__Requirements__: Can you restate the records below word for word?

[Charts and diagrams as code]
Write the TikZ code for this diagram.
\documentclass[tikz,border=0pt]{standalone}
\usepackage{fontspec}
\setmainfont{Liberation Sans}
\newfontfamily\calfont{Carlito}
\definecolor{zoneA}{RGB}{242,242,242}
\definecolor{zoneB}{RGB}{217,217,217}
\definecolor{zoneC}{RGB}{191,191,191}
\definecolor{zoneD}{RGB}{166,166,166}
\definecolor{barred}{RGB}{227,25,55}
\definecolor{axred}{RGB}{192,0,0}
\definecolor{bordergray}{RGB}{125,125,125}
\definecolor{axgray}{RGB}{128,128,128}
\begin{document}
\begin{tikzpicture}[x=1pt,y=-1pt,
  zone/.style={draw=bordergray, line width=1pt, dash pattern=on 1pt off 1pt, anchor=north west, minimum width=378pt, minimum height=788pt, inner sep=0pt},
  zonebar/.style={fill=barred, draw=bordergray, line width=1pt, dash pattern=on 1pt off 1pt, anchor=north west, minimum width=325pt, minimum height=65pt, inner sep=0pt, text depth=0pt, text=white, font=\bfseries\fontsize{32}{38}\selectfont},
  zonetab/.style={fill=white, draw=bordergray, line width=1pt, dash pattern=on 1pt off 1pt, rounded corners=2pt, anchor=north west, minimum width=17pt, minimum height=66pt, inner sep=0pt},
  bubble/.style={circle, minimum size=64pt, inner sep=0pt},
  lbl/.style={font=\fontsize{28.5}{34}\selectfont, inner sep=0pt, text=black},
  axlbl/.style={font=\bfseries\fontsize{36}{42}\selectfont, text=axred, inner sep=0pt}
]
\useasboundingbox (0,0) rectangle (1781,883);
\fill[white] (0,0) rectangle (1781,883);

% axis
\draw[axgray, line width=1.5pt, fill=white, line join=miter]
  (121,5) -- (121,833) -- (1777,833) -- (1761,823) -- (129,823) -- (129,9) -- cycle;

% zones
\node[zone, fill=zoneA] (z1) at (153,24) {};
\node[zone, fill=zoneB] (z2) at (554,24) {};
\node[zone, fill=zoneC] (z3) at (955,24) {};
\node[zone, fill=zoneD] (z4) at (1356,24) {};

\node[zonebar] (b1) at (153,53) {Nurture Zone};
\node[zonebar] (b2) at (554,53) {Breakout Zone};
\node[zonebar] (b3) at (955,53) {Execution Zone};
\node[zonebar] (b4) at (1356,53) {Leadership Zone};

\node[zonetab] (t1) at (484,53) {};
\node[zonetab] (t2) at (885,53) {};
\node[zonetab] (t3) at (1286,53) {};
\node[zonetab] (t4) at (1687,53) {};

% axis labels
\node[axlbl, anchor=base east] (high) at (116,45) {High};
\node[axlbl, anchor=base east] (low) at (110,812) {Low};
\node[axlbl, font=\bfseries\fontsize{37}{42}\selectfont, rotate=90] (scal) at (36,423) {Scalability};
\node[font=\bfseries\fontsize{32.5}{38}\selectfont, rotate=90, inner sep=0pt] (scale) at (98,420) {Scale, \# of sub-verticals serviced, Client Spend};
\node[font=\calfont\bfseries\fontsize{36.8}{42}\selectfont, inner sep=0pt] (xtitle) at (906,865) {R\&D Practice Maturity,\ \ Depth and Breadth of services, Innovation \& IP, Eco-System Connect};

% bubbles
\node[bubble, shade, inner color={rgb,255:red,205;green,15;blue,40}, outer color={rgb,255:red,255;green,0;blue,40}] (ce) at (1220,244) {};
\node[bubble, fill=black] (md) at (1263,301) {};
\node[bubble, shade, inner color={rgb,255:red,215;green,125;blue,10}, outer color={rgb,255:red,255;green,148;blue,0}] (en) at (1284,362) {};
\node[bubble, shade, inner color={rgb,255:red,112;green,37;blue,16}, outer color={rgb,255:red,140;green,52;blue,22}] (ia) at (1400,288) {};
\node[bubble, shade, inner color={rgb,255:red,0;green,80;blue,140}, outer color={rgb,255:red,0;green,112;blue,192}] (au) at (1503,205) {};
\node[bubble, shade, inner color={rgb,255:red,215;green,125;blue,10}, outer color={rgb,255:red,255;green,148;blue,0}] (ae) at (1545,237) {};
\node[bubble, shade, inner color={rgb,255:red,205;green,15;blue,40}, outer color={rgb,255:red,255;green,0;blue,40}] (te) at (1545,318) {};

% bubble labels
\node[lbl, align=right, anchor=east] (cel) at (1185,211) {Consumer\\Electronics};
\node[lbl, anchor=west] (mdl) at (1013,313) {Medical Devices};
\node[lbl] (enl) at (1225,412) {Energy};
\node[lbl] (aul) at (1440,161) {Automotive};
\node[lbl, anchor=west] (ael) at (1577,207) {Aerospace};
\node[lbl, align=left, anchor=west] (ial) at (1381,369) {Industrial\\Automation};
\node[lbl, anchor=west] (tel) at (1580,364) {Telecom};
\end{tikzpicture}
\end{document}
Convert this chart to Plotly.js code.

__Solved problem__:
Write the TikZ code for this diagram.
\documentclass[tikz,border=0pt]{standalone}
\usepackage{fontspec}
\setmainfont{Liberation Sans}
\newfontfamily\calfont{Carlito}
\definecolor{zoneA}{RGB}{242,242,242}
\definecolor{zoneB}{RGB}{217,217,217}
\definecolor{zoneC}{RGB}{191,191,191}
\definecolor{zoneD}{RGB}{166,166,166}
\definecolor{barred}{RGB}{227,25,55}
\definecolor{axred}{RGB}{192,0,0}
\definecolor{bordergray}{RGB}{125,125,125}
\definecolor{axgray}{RGB}{128,128,128}
\begin{document}
\begin{tikzpicture}[x=1pt,y=-1pt,
  zone/.style={draw=bordergray, line width=1pt, dash pattern=on 1pt off 1pt, anchor=north west, minimum width=378pt, minimum height=788pt, inner sep=0pt},
  zonebar/.style={fill=barred, draw=bordergray, line width=1pt, dash pattern=on 1pt off 1pt, anchor=north west, minimum width=325pt, minimum height=65pt, inner sep=0pt, text depth=0pt, text=white, font=\bfseries\fontsize{32}{38}\selectfont},
  zonetab/.style={fill=white, draw=bordergray, line width=1pt, dash pattern=on 1pt off 1pt, rounded corners=2pt, anchor=north west, minimum width=17pt, minimum height=66pt, inner sep=0pt},
  bubble/.style={circle, minimum size=64pt, inner sep=0pt},
  lbl/.style={font=\fontsize{28.5}{34}\selectfont, inner sep=0pt, text=black},
  axlbl/.style={font=\bfseries\fontsize{36}{42}\selectfont, text=axred, inner sep=0pt}
]
\useasboundingbox (0,0) rectangle (1781,883);
\fill[white] (0,0) rectangle (1781,883);

% axis
\draw[axgray, line width=1.5pt, fill=white, line join=miter]
  (121,5) -- (121,833) -- (1777,833) -- (1761,823) -- (129,823) -- (129,9) -- cycle;

% zones
\node[zone, fill=zoneA] (z1) at (153,24) {};
\node[zone, fill=zoneB] (z2) at (554,24) {};
\node[zone, fill=zoneC] (z3) at (955,24) {};
\node[zone, fill=zoneD] (z4) at (1356,24) {};

\node[zonebar] (b1) at (153,53) {Nurture Zone};
\node[zonebar] (b2) at (554,53) {Breakout Zone};
\node[zonebar] (b3) at (955,53) {Execution Zone};
\node[zonebar] (b4) at (1356,53) {Leadership Zone};

\node[zonetab] (t1) at (484,53) {};
\node[zonetab] (t2) at (885,53) {};
\node[zonetab] (t3) at (1286,53) {};
\node[zonetab] (t4) at (1687,53) {};

% axis labels
\node[axlbl, anchor=base east] (high) at (116,45) {High};
\node[axlbl, anchor=base east] (low) at (110,812) {Low};
\node[axlbl, font=\bfseries\fontsize{37}{42}\selectfont, rotate=90] (scal) at (36,423) {Scalability};
\node[font=\bfseries\fontsize{32.5}{38}\selectfont, rotate=90, inner sep=0pt] (scale) at (98,420) {Scale, \# of sub-verticals serviced, Client Spend};
\node[font=\calfont\bfseries\fontsize{36.8}{42}\selectfont, inner sep=0pt] (xtitle) at (906,865) {R\&D Practice Maturity,\ \ Depth and Breadth of services, Innovation \& IP, Eco-System Connect};

% bubbles
\node[bubble, shade, inner color={rgb,255:red,205;green,15;blue,40}, outer color={rgb,255:red,255;green,0;blue,40}] (ce) at (1220,244) {};
\node[bubble, fill=black] (md) at (1263,301) {};
\node[bubble, shade, inner color={rgb,255:red,215;green,125;blue,10}, outer color={rgb,255:red,255;green,148;blue,0}] (en) at (1284,362) {};
\node[bubble, shade, inner color={rgb,255:red,112;green,37;blue,16}, outer color={rgb,255:red,140;green,52;blue,22}] (ia) at (1400,288) {};
\node[bubble, shade, inner color={rgb,255:red,0;green,80;blue,140}, outer color={rgb,255:red,0;green,112;blue,192}] (au) at (1503,205) {};
\node[bubble, shade, inner color={rgb,255:red,215;green,125;blue,10}, outer color={rgb,255:red,255;green,148;blue,0}] (ae) at (1545,237) {};
\node[bubble, shade, inner color={rgb,255:red,205;green,15;blue,40}, outer color={rgb,255:red,255;green,0;blue,40}] (te) at (1545,318) {};

% bubble labels
\node[lbl, align=right, anchor=east] (cel) at (1185,211) {Consumer\\Electronics};
\node[lbl, anchor=west] (mdl) at (1013,313) {Medical Devices};
\node[lbl] (enl) at (1225,412) {Energy};
\node[lbl] (aul) at (1440,161) {Automotive};
\node[lbl, anchor=west] (ael) at (1577,207) {Aerospace};
\node[lbl, align=left, anchor=west] (ial) at (1381,369) {Industrial\\Automation};
\node[lbl, anchor=west] (tel) at (1580,364) {Telecom};
\end{tikzpicture}
\end{document}
Convert this chart to Plotly.js code.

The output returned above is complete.